>> BEGIN Data excerpt
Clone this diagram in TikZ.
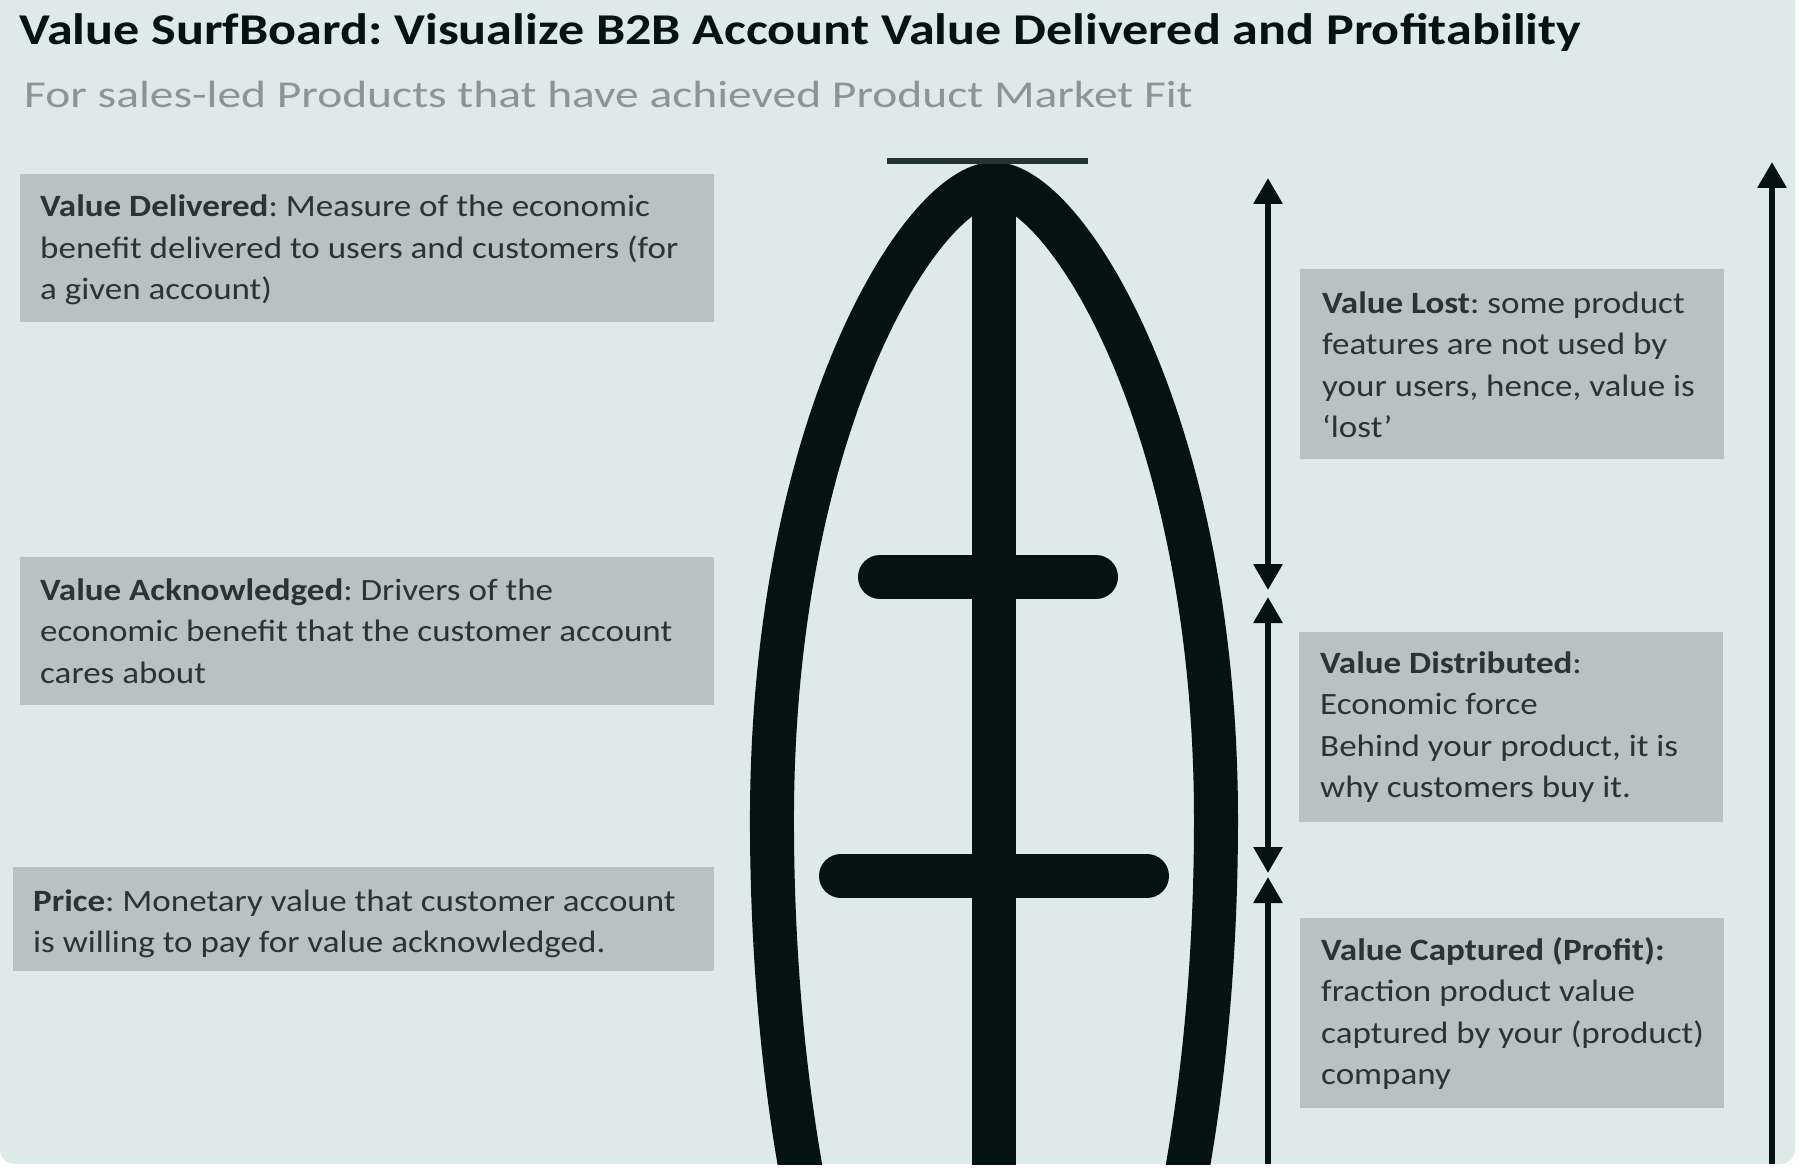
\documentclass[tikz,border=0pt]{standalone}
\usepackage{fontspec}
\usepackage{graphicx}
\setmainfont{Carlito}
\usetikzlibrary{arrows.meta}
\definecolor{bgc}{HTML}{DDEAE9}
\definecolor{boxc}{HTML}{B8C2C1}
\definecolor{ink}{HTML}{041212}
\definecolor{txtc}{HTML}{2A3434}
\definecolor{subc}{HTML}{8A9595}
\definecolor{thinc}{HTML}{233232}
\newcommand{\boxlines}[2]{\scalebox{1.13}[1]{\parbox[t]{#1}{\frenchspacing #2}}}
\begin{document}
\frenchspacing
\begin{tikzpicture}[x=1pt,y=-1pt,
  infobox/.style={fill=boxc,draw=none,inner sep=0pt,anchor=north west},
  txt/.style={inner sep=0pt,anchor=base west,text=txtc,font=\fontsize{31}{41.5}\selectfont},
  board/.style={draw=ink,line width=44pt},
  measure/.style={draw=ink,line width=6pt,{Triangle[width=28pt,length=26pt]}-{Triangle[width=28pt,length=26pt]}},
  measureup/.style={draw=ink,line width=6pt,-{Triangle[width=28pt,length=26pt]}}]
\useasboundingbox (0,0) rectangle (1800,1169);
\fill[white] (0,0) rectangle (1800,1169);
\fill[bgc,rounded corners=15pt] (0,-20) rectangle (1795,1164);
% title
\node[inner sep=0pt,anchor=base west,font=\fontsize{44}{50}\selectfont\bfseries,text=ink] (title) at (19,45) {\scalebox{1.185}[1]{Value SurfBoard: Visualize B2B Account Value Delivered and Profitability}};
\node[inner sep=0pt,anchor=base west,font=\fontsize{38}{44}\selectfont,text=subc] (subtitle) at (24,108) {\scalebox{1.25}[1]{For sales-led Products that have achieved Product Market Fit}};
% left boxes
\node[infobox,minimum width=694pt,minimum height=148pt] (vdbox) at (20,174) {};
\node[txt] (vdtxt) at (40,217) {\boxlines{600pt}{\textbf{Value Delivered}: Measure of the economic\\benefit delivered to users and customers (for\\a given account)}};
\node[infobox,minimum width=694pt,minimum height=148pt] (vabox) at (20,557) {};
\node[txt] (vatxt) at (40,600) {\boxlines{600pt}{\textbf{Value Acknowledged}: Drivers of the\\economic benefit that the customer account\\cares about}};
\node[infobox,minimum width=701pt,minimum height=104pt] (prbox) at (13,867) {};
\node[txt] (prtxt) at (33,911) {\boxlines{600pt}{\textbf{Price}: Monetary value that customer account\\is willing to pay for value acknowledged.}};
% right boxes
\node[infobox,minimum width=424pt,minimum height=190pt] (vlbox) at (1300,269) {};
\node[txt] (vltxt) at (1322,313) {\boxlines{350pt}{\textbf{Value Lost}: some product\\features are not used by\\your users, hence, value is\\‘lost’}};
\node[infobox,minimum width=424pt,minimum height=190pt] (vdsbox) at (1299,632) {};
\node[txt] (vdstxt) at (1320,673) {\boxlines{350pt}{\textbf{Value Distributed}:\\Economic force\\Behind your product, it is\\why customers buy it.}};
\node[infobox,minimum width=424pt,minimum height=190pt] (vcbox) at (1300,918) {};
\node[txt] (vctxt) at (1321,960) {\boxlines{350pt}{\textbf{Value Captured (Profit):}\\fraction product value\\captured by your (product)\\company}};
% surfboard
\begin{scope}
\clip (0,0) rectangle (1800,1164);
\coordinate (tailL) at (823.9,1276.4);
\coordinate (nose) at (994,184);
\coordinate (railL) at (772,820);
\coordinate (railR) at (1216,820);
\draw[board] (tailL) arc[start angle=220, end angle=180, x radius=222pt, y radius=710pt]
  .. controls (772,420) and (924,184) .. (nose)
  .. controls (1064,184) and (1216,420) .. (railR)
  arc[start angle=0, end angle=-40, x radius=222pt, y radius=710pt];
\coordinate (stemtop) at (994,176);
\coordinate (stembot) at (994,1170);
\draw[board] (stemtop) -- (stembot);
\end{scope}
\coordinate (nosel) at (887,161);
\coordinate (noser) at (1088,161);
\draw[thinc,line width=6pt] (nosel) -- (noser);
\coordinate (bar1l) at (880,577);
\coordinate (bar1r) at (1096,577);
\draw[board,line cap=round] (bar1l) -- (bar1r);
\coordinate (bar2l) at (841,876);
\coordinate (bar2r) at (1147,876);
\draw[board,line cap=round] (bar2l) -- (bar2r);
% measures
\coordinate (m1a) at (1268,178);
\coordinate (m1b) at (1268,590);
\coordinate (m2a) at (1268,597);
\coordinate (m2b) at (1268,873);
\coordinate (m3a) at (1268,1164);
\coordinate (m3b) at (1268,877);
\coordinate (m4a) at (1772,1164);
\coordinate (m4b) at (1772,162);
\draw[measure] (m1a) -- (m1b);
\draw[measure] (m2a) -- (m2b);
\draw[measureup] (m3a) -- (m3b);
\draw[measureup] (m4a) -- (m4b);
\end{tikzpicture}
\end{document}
>> END Data excerpt
What the exercise asks: Quote the data exactly, leaving every image out of the copy.

Problem solution:
Clone this diagram in TikZ.
\documentclass[tikz,border=0pt]{standalone}
\usepackage{fontspec}
\usepackage{graphicx}
\setmainfont{Carlito}
\usetikzlibrary{arrows.meta}
\definecolor{bgc}{HTML}{DDEAE9}
\definecolor{boxc}{HTML}{B8C2C1}
\definecolor{ink}{HTML}{041212}
\definecolor{txtc}{HTML}{2A3434}
\definecolor{subc}{HTML}{8A9595}
\definecolor{thinc}{HTML}{233232}
\newcommand{\boxlines}[2]{\scalebox{1.13}[1]{\parbox[t]{#1}{\frenchspacing #2}}}
\begin{document}
\frenchspacing
\begin{tikzpicture}[x=1pt,y=-1pt,
  infobox/.style={fill=boxc,draw=none,inner sep=0pt,anchor=north west},
  txt/.style={inner sep=0pt,anchor=base west,text=txtc,font=\fontsize{31}{41.5}\selectfont},
  board/.style={draw=ink,line width=44pt},
  measure/.style={draw=ink,line width=6pt,{Triangle[width=28pt,length=26pt]}-{Triangle[width=28pt,length=26pt]}},
  measureup/.style={draw=ink,line width=6pt,-{Triangle[width=28pt,length=26pt]}}]
\useasboundingbox (0,0) rectangle (1800,1169);
\fill[white] (0,0) rectangle (1800,1169);
\fill[bgc,rounded corners=15pt] (0,-20) rectangle (1795,1164);
% title
\node[inner sep=0pt,anchor=base west,font=\fontsize{44}{50}\selectfont\bfseries,text=ink] (title) at (19,45) {\scalebox{1.185}[1]{Value SurfBoard: Visualize B2B Account Value Delivered and Profitability}};
\node[inner sep=0pt,anchor=base west,font=\fontsize{38}{44}\selectfont,text=subc] (subtitle) at (24,108) {\scalebox{1.25}[1]{For sales-led Products that have achieved Product Market Fit}};
% left boxes
\node[infobox,minimum width=694pt,minimum height=148pt] (vdbox) at (20,174) {};
\node[txt] (vdtxt) at (40,217) {\boxlines{600pt}{\textbf{Value Delivered}: Measure of the economic\\benefit delivered to users and customers (for\\a given account)}};
\node[infobox,minimum width=694pt,minimum height=148pt] (vabox) at (20,557) {};
\node[txt] (vatxt) at (40,600) {\boxlines{600pt}{\textbf{Value Acknowledged}: Drivers of the\\economic benefit that the customer account\\cares about}};
\node[infobox,minimum width=701pt,minimum height=104pt] (prbox) at (13,867) {};
\node[txt] (prtxt) at (33,911) {\boxlines{600pt}{\textbf{Price}: Monetary value that customer account\\is willing to pay for value acknowledged.}};
% right boxes
\node[infobox,minimum width=424pt,minimum height=190pt] (vlbox) at (1300,269) {};
\node[txt] (vltxt) at (1322,313) {\boxlines{350pt}{\textbf{Value Lost}: some product\\features are not used by\\your users, hence, value is\\‘lost’}};
\node[infobox,minimum width=424pt,minimum height=190pt] (vdsbox) at (1299,632) {};
\node[txt] (vdstxt) at (1320,673) {\boxlines{350pt}{\textbf{Value Distributed}:\\Economic force\\Behind your product, it is\\why customers buy it.}};
\node[infobox,minimum width=424pt,minimum height=190pt] (vcbox) at (1300,918) {};
\node[txt] (vctxt) at (1321,960) {\boxlines{350pt}{\textbf{Value Captured (Profit):}\\fraction product value\\captured by your (product)\\company}};
% surfboard
\begin{scope}
\clip (0,0) rectangle (1800,1164);
\coordinate (tailL) at (823.9,1276.4);
\coordinate (nose) at (994,184);
\coordinate (railL) at (772,820);
\coordinate (railR) at (1216,820);
\draw[board] (tailL) arc[start angle=220, end angle=180, x radius=222pt, y radius=710pt]
  .. controls (772,420) and (924,184) .. (nose)
  .. controls (1064,184) and (1216,420) .. (railR)
  arc[start angle=0, end angle=-40, x radius=222pt, y radius=710pt];
\coordinate (stemtop) at (994,176);
\coordinate (stembot) at (994,1170);
\draw[board] (stemtop) -- (stembot);
\end{scope}
\coordinate (nosel) at (887,161);
\coordinate (noser) at (1088,161);
\draw[thinc,line width=6pt] (nosel) -- (noser);
\coordinate (bar1l) at (880,577);
\coordinate (bar1r) at (1096,577);
\draw[board,line cap=round] (bar1l) -- (bar1r);
\coordinate (bar2l) at (841,876);
\coordinate (bar2r) at (1147,876);
\draw[board,line cap=round] (bar2l) -- (bar2r);
% measures
\coordinate (m1a) at (1268,178);
\coordinate (m1b) at (1268,590);
\coordinate (m2a) at (1268,597);
\coordinate (m2b) at (1268,873);
\coordinate (m3a) at (1268,1164);
\coordinate (m3b) at (1268,877);
\coordinate (m4a) at (1772,1164);
\coordinate (m4b) at (1772,162);
\draw[measure] (m1a) -- (m1b);
\draw[measure] (m2a) -- (m2b);
\draw[measureup] (m3a) -- (m3b);
\draw[measureup] (m4a) -- (m4b);
\end{tikzpicture}
\end{document}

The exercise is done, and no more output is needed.